Il y a d'abord eu Mona al-Tahawy, une éditorialiste américano-égyptienne qui a décrit jeudi sur Twitter le calvaire qu'elle a enduré pendant 12h. Puis Caroline Sinz, une journaliste de France 3, a révélé le même jour avoir elle aussi été victime d'agression sexuelle.
"La pire des agressions sexuelles"
La première, Mona al-Tahawy, a détaillé sur Twitter les gestes obscènes que des officiers égyptiens lui ont fait subir lors d'une garde à vue. "En plus de m'avoir battue, les chiens de (policiers anti-émeutes) m'ont fait subir la pire des agressions sexuelles", relate-t-elle sur son compte. "Cinq ou six (policiers) m'ont touché et pincé les seins et mes parties génitales et je ne pouvais plus compter le nombre de mains qui essayaient d'entrer dans mon pantalon", précise-t-elle encore.
Libérée, la journaliste poste, toujours sur Twitter, des photos de ses membres plâtrés. "Des radiographies montrent des fractures à mon bras gauche et ma main droite", explique-t-elle.
"J'ai cru que j'allais mourir"
La seconde, Caroline Sinz, accuse, elle, des hommes en civil. "Nous étions en train de filmer dans la rue Mohamed Mahmoud quand nous avons été assaillis par des jeunes de quatorze ou quinze ans", a-t-elle raconté, en faisant état "d'attouchements". La journaliste et son cameraman ont ensuite été entraînés "manu militari" par un groupe d'hommes vers la place Tahrir et se sont retrouvés séparés.
"Nous avons alors été agressés par une foule d'hommes.
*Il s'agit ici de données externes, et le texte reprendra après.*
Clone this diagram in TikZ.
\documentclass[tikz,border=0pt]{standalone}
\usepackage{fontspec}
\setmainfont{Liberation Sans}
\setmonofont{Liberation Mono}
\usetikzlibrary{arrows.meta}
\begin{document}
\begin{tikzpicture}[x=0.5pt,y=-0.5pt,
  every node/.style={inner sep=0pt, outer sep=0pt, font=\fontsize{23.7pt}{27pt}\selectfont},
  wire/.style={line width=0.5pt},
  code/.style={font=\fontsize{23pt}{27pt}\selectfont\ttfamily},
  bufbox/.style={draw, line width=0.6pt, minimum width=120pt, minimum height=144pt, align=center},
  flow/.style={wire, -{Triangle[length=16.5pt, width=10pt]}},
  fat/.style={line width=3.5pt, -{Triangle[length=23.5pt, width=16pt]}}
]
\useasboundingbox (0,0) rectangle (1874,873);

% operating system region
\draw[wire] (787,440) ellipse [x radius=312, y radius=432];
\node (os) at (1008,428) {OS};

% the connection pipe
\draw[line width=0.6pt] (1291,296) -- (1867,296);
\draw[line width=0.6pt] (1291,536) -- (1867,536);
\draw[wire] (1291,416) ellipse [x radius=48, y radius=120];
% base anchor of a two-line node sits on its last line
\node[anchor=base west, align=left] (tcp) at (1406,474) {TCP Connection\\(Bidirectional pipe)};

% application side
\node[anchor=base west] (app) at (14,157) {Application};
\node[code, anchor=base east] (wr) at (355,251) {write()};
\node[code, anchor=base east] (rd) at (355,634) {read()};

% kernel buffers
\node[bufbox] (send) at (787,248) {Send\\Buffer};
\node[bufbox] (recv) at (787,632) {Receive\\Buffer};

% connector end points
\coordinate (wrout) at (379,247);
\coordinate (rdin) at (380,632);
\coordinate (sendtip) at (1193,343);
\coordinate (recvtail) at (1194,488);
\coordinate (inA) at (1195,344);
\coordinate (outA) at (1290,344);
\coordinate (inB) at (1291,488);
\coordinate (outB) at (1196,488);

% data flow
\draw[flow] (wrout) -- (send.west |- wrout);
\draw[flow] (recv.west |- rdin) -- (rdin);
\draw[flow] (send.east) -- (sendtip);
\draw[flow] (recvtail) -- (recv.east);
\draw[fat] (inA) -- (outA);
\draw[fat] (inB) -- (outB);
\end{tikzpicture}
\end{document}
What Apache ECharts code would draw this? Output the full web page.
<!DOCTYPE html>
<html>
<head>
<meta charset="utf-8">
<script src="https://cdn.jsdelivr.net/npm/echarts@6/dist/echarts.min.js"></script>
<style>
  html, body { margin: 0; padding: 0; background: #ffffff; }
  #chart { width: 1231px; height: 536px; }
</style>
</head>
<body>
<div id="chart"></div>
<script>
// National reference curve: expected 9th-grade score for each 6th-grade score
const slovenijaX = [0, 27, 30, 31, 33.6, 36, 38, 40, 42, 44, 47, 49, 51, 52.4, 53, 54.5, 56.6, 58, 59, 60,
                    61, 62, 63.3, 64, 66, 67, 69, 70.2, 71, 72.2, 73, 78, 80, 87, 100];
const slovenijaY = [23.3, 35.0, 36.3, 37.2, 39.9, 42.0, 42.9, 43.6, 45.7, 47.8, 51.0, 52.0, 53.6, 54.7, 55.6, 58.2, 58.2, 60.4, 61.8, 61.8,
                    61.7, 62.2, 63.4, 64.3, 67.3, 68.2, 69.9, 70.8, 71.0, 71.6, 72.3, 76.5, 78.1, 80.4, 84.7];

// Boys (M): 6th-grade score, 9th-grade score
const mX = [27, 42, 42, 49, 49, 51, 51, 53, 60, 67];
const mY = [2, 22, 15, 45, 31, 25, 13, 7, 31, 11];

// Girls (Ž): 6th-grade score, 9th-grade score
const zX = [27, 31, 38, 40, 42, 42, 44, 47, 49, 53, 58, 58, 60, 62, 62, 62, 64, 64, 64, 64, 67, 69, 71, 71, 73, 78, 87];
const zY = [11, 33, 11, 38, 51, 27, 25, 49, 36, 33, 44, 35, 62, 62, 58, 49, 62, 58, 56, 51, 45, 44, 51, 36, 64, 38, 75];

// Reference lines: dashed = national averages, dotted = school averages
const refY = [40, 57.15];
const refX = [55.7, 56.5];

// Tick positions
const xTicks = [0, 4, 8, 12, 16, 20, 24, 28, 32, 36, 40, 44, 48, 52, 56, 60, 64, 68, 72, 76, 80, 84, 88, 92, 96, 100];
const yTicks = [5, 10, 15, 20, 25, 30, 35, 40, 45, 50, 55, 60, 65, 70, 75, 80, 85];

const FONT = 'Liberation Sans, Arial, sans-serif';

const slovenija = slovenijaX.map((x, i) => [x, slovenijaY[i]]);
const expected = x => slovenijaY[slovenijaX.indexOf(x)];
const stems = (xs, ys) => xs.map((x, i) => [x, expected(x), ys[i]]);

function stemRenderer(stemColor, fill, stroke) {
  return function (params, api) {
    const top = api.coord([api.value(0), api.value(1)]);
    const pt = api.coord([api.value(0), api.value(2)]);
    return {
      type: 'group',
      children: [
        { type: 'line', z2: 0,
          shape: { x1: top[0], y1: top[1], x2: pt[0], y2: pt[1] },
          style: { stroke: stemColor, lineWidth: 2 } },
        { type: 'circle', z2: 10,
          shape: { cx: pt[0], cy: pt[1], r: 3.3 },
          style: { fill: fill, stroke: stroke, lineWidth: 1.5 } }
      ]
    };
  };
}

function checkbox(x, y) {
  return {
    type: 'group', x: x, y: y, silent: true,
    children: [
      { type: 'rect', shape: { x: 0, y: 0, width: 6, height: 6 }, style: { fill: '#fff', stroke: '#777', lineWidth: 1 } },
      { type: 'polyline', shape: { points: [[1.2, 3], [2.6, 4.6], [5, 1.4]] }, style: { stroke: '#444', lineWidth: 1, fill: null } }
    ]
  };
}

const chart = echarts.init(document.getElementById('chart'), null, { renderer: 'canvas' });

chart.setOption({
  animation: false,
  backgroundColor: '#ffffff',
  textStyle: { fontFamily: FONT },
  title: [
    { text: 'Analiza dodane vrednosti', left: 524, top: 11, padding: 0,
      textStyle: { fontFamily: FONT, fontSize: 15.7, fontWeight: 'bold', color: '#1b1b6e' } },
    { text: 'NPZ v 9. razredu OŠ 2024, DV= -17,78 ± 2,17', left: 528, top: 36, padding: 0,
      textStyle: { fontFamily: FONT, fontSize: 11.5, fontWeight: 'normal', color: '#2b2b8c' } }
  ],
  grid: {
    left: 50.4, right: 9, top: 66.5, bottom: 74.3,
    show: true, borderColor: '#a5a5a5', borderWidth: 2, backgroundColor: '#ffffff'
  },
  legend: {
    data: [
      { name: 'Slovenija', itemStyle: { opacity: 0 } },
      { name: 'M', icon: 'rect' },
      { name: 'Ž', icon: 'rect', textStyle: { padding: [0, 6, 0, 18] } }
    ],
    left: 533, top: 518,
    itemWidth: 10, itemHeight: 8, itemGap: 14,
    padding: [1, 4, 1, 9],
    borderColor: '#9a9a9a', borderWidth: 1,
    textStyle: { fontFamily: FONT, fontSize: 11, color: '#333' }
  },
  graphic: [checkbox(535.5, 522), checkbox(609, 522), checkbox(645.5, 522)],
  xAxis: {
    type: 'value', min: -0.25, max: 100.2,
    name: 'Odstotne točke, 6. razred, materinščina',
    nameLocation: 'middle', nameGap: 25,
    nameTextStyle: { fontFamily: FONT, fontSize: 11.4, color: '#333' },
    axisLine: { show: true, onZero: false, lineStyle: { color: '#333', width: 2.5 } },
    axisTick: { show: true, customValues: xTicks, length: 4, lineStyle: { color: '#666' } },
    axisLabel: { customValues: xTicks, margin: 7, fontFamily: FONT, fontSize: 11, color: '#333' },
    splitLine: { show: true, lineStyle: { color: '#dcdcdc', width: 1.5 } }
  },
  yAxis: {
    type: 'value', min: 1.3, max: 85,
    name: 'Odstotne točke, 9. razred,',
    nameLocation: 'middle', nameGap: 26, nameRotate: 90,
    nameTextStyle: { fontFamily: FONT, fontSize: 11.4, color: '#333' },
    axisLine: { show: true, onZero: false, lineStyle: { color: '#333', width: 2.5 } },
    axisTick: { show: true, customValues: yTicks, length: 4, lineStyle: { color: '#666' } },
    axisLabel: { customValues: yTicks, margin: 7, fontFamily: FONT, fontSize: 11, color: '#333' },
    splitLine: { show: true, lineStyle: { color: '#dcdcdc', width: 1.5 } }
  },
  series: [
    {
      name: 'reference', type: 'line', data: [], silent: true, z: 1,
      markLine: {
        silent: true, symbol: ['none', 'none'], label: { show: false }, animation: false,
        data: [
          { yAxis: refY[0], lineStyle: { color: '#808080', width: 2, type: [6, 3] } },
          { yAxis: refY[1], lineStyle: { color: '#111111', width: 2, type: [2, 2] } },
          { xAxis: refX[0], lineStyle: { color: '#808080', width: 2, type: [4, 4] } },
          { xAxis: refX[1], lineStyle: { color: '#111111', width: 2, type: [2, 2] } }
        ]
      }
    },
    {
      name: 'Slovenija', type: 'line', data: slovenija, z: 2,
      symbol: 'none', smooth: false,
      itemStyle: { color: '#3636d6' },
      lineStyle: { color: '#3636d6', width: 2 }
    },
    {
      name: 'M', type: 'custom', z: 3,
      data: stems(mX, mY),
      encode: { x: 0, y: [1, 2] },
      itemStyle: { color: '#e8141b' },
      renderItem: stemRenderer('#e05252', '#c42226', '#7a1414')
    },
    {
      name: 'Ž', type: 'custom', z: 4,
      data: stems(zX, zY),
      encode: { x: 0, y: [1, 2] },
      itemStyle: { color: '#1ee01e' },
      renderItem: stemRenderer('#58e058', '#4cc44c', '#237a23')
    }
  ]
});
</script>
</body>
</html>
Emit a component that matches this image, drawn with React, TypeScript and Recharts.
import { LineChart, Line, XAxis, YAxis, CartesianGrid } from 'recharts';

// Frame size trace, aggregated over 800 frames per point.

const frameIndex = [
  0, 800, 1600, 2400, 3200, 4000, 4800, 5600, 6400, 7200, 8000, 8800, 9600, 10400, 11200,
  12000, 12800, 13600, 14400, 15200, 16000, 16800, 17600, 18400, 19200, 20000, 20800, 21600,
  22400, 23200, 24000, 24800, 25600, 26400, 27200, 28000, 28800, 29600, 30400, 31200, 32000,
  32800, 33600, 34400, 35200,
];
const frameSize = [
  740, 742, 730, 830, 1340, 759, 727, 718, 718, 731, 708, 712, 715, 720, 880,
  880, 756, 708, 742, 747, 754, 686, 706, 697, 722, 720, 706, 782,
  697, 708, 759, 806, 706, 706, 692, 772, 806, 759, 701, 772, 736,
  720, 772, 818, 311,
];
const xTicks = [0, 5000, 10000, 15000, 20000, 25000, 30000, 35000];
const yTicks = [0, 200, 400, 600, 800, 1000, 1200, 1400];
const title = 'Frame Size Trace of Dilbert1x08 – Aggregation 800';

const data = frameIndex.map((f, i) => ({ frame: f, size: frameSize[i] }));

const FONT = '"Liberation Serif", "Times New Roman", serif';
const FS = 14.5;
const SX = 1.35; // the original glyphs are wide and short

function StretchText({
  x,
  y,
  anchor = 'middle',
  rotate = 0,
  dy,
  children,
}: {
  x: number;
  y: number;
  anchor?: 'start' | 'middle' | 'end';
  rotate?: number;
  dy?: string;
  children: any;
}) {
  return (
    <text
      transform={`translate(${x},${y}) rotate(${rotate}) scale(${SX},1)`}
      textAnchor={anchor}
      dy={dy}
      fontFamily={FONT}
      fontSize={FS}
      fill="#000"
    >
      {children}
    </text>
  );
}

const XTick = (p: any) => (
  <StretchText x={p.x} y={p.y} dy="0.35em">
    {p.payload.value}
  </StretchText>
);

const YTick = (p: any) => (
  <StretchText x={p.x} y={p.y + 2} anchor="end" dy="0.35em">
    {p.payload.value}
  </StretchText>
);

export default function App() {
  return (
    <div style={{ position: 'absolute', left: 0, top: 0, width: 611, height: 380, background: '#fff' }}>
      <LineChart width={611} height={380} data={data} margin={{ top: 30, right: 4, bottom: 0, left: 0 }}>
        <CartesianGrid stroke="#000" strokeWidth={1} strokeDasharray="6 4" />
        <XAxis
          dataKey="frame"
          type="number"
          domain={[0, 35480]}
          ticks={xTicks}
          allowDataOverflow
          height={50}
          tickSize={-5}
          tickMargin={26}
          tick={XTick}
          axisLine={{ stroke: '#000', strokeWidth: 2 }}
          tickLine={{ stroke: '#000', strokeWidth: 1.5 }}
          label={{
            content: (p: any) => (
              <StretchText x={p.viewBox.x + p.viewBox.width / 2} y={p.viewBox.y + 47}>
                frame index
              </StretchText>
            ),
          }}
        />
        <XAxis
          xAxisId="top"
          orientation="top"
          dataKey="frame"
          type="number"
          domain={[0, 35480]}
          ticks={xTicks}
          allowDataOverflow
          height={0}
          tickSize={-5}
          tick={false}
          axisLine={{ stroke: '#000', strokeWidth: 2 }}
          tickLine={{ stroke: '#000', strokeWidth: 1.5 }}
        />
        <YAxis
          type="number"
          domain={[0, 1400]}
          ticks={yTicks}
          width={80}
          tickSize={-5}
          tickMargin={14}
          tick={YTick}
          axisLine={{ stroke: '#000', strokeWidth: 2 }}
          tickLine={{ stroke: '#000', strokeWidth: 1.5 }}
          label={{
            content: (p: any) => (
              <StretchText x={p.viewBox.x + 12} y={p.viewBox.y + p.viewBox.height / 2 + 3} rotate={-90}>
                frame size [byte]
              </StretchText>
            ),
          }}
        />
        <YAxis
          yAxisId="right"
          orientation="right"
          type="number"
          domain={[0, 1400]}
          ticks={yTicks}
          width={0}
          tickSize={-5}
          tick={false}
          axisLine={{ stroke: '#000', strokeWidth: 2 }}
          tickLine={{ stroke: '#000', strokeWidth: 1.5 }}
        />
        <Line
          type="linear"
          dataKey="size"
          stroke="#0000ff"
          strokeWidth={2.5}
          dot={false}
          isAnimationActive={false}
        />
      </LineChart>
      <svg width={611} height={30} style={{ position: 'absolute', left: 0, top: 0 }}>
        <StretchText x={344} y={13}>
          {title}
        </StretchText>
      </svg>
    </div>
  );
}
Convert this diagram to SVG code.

J'ai été tabassée par une meute de jeunes et d'adultes qui ont arraché mes vêtements" et qui ont procédé à des attouchements répondant "à la définition du viol", a-t-elle poursuivi. "Quelques personnes ont essayé de venir m'aider sans y parvenir. J'étais lynchée. Cela a duré environ trois quarts d'heure jusqu'à ce qu'on puisse m'extraire. J'ai cru que j'allais mourir", a-t-elle dit, en ajoutant que le cameraman avait aussi été "tabassé".
Finalement secourue par des Egyptiens présents sur les lieux, Caroline Sinz peut rejoindre son hôtel, où elle est assistée par l'ambassade de France au Caire avant de consulter un médecin.
Des témoins gênants
Ces deux affaires rappellent évidemment celle de Lara Logan, l'une des principales correspondantes à l'étranger de la chaîne CBS. La journaliste avait déjà raconté avoir été victime d'une agression sexuelle au Caire le 11 février dans le secteur de Tahrir, le jour même de la chute du président Hosni Moubarak.
"Pendant un temps très long, ils m'ont violée avec leurs mains", avait-elle dit au New York Times à son retour aux Etats-Unis, en ajoutant que l'agression avait duré une quarantaine de minutes et avait été menée par un groupe de deux à trois cents hommes.
L'organisation Reporters Sans Frontières (RSF) a dénoncé jeudi les conditions de travail des journalistes couvrant les troubles en Egypte, qui ont fait officiellement 38 morts dont une trentaine aux abords de Tahrir. "La chaos qui règne au Caire et les graves violations des droits de l'Homme qu'il engendre n'ont rien à envier aux heures noires du premier épisode révolutionnaire de janvier-février 2011", a écrit RSF dans un communiqué.
"Les professionnels de l'information sont les témoins gênants du déclin de l'armée au pouvoir" ajoute RSF, qui "s'inquiète d'autant plus de la répression qui pourrait s'accentuer à leur encontre".